For scalability and architecture, Kafka uses a partitioned log model that ensures strong ordering and high throughput, which works well for event sourcing or log aggregation. However, scaling Kafka requires manual partition management and can become complex. Pulsar’s architecture separates compute (brokers) and storage (BookKeeper), enabling independent scaling and efficient data retention via tiered storage (e.g., offloading older data to cheaper storage). Kinesis scales using shards, but resharding requires downtime, making it less flexible for unpredictable workloads. For example, a real-time fraud detection system needing low latency might choose Kafka, while a global analytics platform with long retention needs could use Pulsar’s tiered storage to reduce costs.

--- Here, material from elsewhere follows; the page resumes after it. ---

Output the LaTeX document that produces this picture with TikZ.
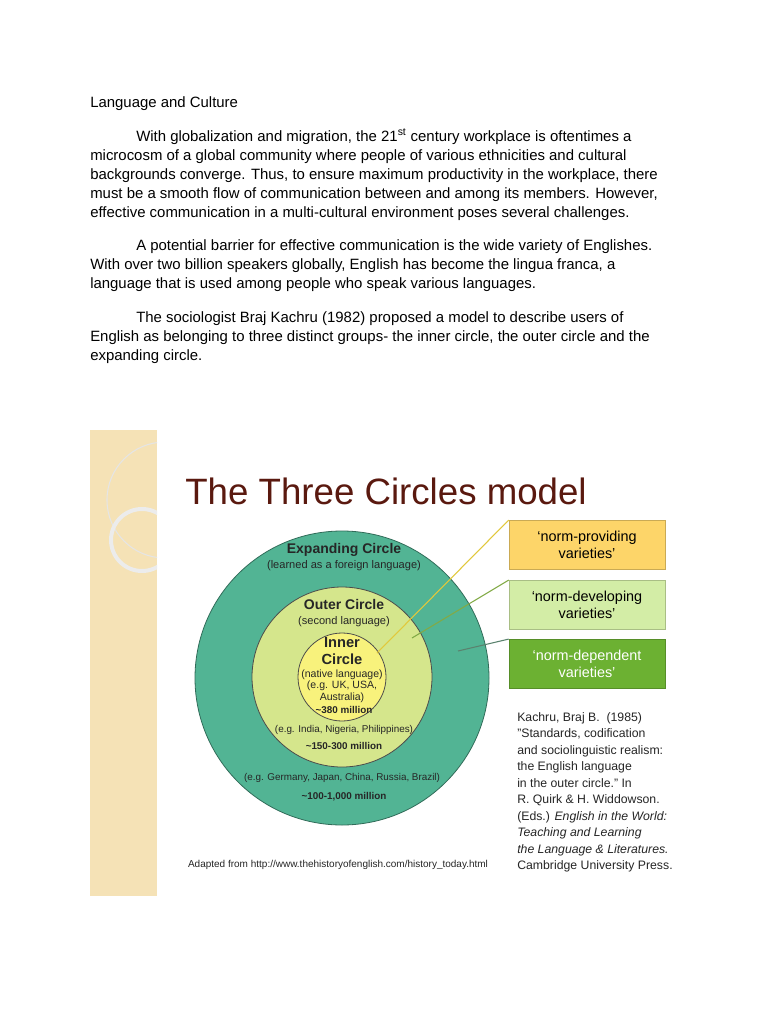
\documentclass[tikz,border=0pt]{standalone}
\usepackage{fontspec}
\setmainfont{Liberation Sans}
\definecolor{boxA}{RGB}{253,213,105}
\definecolor{boxB}{RGB}{211,237,166}
\definecolor{boxC}{RGB}{108,177,50}
\definecolor{leadA}{RGB}{225,200,60}
\definecolor{leadB}{RGB}{130,170,70}
\definecolor{leadC}{RGB}{90,130,110}
\definecolor{titlec}{RGB}{90,25,15}
\definecolor{strip}{HTML}{F5E2B6}
\definecolor{outerc}{HTML}{52B494}
\definecolor{midc}{HTML}{D5E68C}
\definecolor{innc}{HTML}{F8F27C}
\begin{document}
\begin{tikzpicture}[x=0.75pt,y=-0.75pt,
  body/.style={anchor=base west,inner sep=0,font=\fontsize{11.2}{13}\selectfont},
  ctext/.style={inner sep=0,align=center,text=black!85},
  cite/.style={anchor=base west,inner sep=0,font=\fontsize{9.2}{11}\selectfont,text=black!85},
  vbox/.style={draw=#1!80!black,line width=0.4pt,fill=#1,minimum width=117pt,minimum height=37pt,align=center,font=\fontsize{10.8}{13}\selectfont,inner sep=0},
  lead/.style={line width=0.8pt}]
\useasboundingbox (0,0) rectangle (768,1024);
\fill[white] (0,0) rectangle (768,1024);
% text
\node[body] (h) at (90,108) {Language and Culture};
\node[body] (p1) at (136,141) {With globalization and migration, the 21\textsuperscript{st} century workplace is oftentimes a};
\node[body] (p2) at (90,160) {microcosm of a global community where people of various ethnicities and cultural};
\node[body] (p3) at (90,179) {backgrounds converge. Thus, to ensure maximum productivity in the workplace, there};
\node[body] (p4) at (90,198) {must be a smooth flow of communication between and among its members. However,};
\node[body] (p5) at (90,217) {effective communication in a multi-cultural environment poses several challenges.};
\node[body] (q1) at (136,250) {A potential barrier for effective communication is the wide variety of Englishes.};
\node[body] (q2) at (90,269) {With over two billion speakers globally, English has become the lingua franca, a};
\node[body] (q3) at (90,288) {language that is used among people who speak various languages.};
\node[body] (r1) at (136,322) {The sociologist Braj Kachru (1982) proposed a model to describe users of};
\node[body] (r2) at (90,341) {English as belonging to three distinct groups- the inner circle, the outer circle and the};
\node[body] (r3) at (90,360) {expanding circle.};
% figure panel
\fill[strip] (90,430) rectangle (157,896);
\begin{scope}
\clip (90,430) rectangle (157,896);
\draw[white!80!gray,line width=0.8pt] (165,500) circle (58);
\draw[white!85!gray,line width=3pt] (142,540) circle (31);
\end{scope}
\node[inner sep=0,text=titlec,font=\fontsize{27.5}{30}\selectfont] (title) at (386,491) {The Three Circles model};
% circles
\draw[fill=outerc,draw=outerc!60!black,line width=0.6pt] (342,678) circle (147);
\draw[fill=midc,draw=black!70,line width=0.6pt] (342,677) circle (90);
\draw[fill=innc,draw=black!70,line width=0.6pt] (342,677) circle (44);
\node[ctext,font=\bfseries\fontsize{10.5}{11}\selectfont] (e1) at (344,550) {Expanding Circle};
\node[ctext,font=\fontsize{8.3}{9}\selectfont] (e2) at (344,566) {(learned as a foreign language)};
\node[ctext,font=\bfseries\fontsize{10.5}{11}\selectfont] (o1) at (344,604) {Outer Circle};
\node[ctext,font=\fontsize{8.3}{9}\selectfont] (o2) at (344,622) {(second language)};
\node[ctext,font=\bfseries\fontsize{11}{13}\selectfont] (i1) at (342,651) {Inner\\Circle};
\node[ctext,font=\fontsize{7.9}{8.6}\selectfont] (i2) at (342,686) {(native language)\\(e.g. UK, USA,\\Australia)};
\node[ctext,font=\bfseries\fontsize{7.4}{8}\selectfont] (i3) at (344,710) {\textasciitilde380 million};
\node[ctext,font=\fontsize{7.4}{8}\selectfont] (o3) at (344,730) {(e.g. India, Nigeria, Philippines)};
\node[ctext,font=\bfseries\fontsize{7.4}{8}\selectfont] (o4) at (344,746) {\textasciitilde150-300 million};
\node[ctext,font=\fontsize{7.4}{8}\selectfont] (e3) at (342,778) {(e.g. Germany, Japan, China, Russia, Brazil)};
\node[ctext,font=\bfseries\fontsize{7.4}{8}\selectfont] (e4) at (344,797) {\textasciitilde100-1,000 million};
\node[ctext,font=\fontsize{7.5}{8}\selectfont] (src) at (338,865) {Adapted from http://www.thehistoryofenglish.com/history\_today.html};
% boxes
\node[vbox=boxA] (b1) at (587,545) {`norm-providing\\varieties'};
\node[vbox=boxB] (b2) at (587,605) {`norm-developing\\varieties'};
\node[vbox=boxC,text=white] (b3) at (587,664) {`norm-dependent\\varieties'};
\coordinate (a1) at (377,653);
\coordinate (a2) at (412,638);
\coordinate (a3) at (458,651);
\draw[lead,draw=leadA] (a1) -- (b1.north west);
\draw[lead,draw=leadB] (a2) -- (b2.north west);
\draw[lead,draw=leadC] (a3) -- (b3.north west);
% citation
\node[cite] (c1) at (517,721) {Kachru, Braj B.\ \ (1985)};
\node[cite] (c2) at (517,737.5) {"Standards, codification};
\node[cite] (c3) at (517,754) {and sociolinguistic realism:};
\node[cite] (c4) at (517,770.5) {the English language};
\node[cite] (c5) at (517,787) {in the outer circle." In};
\node[cite] (c6) at (517,803.5) {R. Quirk \& H. Widdowson.};
\node[cite] (c7) at (517,820) {(Eds.) \textit{English in the World:}};
\node[cite] (c8) at (517,836.5) {\textit{Teaching and Learning}};
\node[cite] (c9) at (517,853) {\textit{the Language \& Literatures.}};
\node[cite] (c10) at (517,869.5) {Cambridge University Press.};
\end{tikzpicture}
\end{document}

Ecosystem and operational considerations also play a role. Kafka has a rich ecosystem, including Kafka Connect for data integration and Kafka Streams for processing, and is widely supported by third-party tools. Managed services like Confluent Cloud simplify operations. Pulsar includes lightweight processing via Pulsar Functions and supports georeplication out of the box, reducing reliance on external tools. Kinesis integrates tightly with AWS services like Lambda and Redshift but lacks cross-cloud support. Teams wanting minimal setup might choose Kinesis for serverless pipelines, while those needing hybrid-cloud flexibility or advanced stream processing might prefer Kafka or Pulsar. For example, a startup on AWS could deploy Kinesis quickly, whereas an enterprise with on-premises infrastructure might opt for Kafka’s self-managed control.